Every spread we put out has been forecasted on our plan to be accretive and cash flow positive. And so that's the only reason we would put a spread out or even consider putting a spread out. And so when we look at that, we believe that there's opportunity for pricing to continue to move up through the rest of the year as activity moves up. Having the opportunity to talk about pricing moving up in pressure pumping has been a rare thing. I think the last time I did this was 2017.

So the market has had a lot of equipment and a lot of overhang for a few years, but I think it's tightening up this year. And as we continue to put out some spreads, then we see that as accretive, and we think that the price will move up. In the second quarter, we had the chance to move some pricing on a couple of spreads. I don't want to get into the numbers, but it was certainly a positive for us as we haven't seen that in a while in the industry.

Speaker 6

Okay. That's encouraging. And in contract drilling, it looks like the OpEx guidance, if you just take the revenue less the margin that you guided to, is about $14,700 a day. Could you remind us where you expect that number to trend as activity continues to trend higher and you get better fixed cost absorption?

Speaker 2

I don't think we'll see a big change in that number. But I think we'll have the opportunity to push dayrates on rigs towards the end of the year. So I see that's why we're projecting that we're going to have margin improvement through the rest of the year and that Q2 is the bottom in this cycle for us in drilling for the margin per day.

Speaker 3

Okay. Good to hear. Thanks, guys.

Speaker 0

I show no further I'm sorry. You have a question from the line of Waqar Syed from ATB Capital Markets.

Speaker 3

Thank you for taking my question. Andy, the incremental demand that you're seeing both on drilling and pumping, where is it coming from public E and Ps, privates? Or is it the mix of both? Could you maybe characterize that?

Speaker 2

Yes. It's really been kind of a change in the landscape, whereas coming out of the downturn, the first out of the gate were really the privates that put up a lot of rigs initially. And then some of the more nimble, what we refer to as nimble publics, but some of the larger publics and even some of the IOCs are discussing putting up rigs in The U. S. As well.

And so we're encouraged by these discussions through the rest of this year and even somewhat into 2022. So that's our view of the market that while it's been a transition, it seems like all of the various customers or class classifications of operators that we have are talking about putting up rigs. And again, like I mentioned, I think this is still working within the capital discipline that investors want from these companies because the initial rig forecasts that they made that they were considering doing for 2021 were based on a lower commodity price than they actually have today. So our customers, the operators are seeing better cash flows and potentially better cash flow projections for the year, and they're reconsidering what their activity levels might be. And we have a large number of customers that are discussing putting up more rigs towards the throughout the year.

Speaker 3

Now there's been a view in the industry that you need about, let's say, 100 rigs working for maintenance type production and roughly two twenty type pressure pumping active crews to keep production flat. Based on your discussions, do you think that overall industry activity is going to get ahead of those numbers into as you look into 2022? Or we kind of cap around that those kind of numbers?

Speaker 2

It's really a basin by basin economic discussion where we're seeing Permian operators improve the economics of what they're doing, where they can afford to increase activity a little bit and increase production. WTI is moving up to a level that is starting to interest Bakken producers in picking up rigs and even South Texas. So it's really a basin by basin discussion. And then you've got, of course, the Haynesville gas in East Texas and North Louisiana, which is completely separate from that. And even in a lot of cases separate from Henry Hub commodity because you've got a number of our customers over there that have contracts for LNG export or they're drilling to hold land in that area.
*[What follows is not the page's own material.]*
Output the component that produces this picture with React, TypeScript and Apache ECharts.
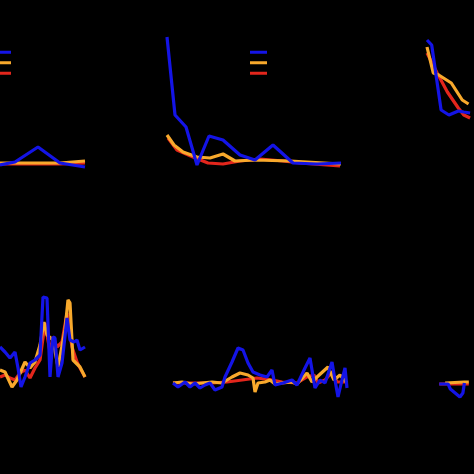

So there's you really have to look at it on a basin by basin case these days and the economics in each one.

Speaker 3

Just on that question of LNG, what's your what's the opportunity set in terms of additional rig activity on that LNG theme for the next, let's say, twelve to twenty four months. Have you had any long term discussions with operators and about locking up high end rigs for that?

Speaker 2

I would say overall activity in that area is steady and slightly increasing is the best way to characterize that. And I think that while you haven't seen operators lock up necessarily long term contracts, the economics for that could improve over the year as well.

Speaker 3

Okay. And then just a final question on the super spec rig fleet. Given your activity is going to go up quite a bit, some of your peers also seeing that, Where do you think utilization is right now for the super spec kind of high end ready rigs? And then where it could be? And when do you see pricing kind of move up in decent increments?

Speaker 2

Yes. I don't have the numbers for what utilization on super spec is right now. But I'll also throw out that it doesn't really matter so much. The super spec rig is a hot commodity rig item. And what we've seen historically is as those rigs start to go to work, then pricing tends to move up.
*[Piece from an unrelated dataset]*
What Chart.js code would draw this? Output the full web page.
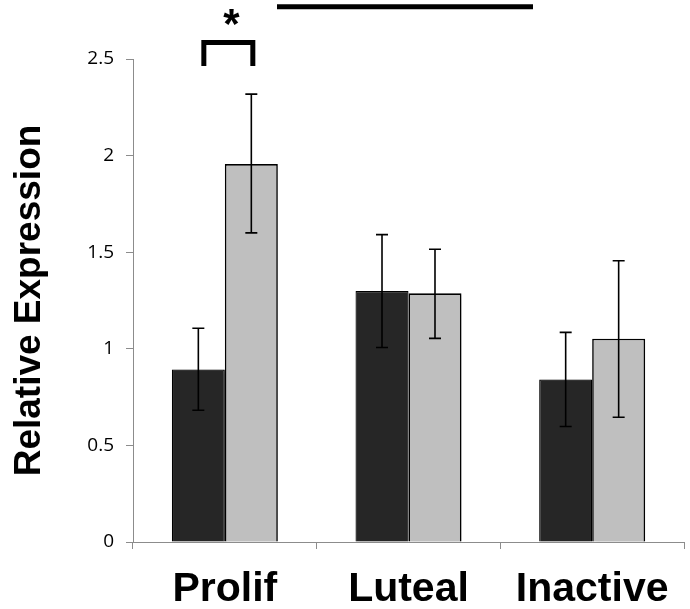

And there also creates a phenomenon, which could likely happen towards the end of this year, where you have operators and the fear of missing out and not getting the rig they want, and that's always good for us too.

Speaker 3

Absolutely. Great. Thank you very much, Andy. Appreciate the comments.

Speaker 0

And I show no further questions at this time. I will now turn the call back to Mr. Andy Hendrix.

Speaker 2

Thanks, Sylvia. I just want to thank everybody at Patterson UTI for all the great work they did in the first quarter, especially navigating the winter storms. And thanks for the team and a good quarter. Thank you.

Speaker 0

Ladies and gentlemen, that does conclude today's conference. Thank you again for your participation. You may now all disconnect.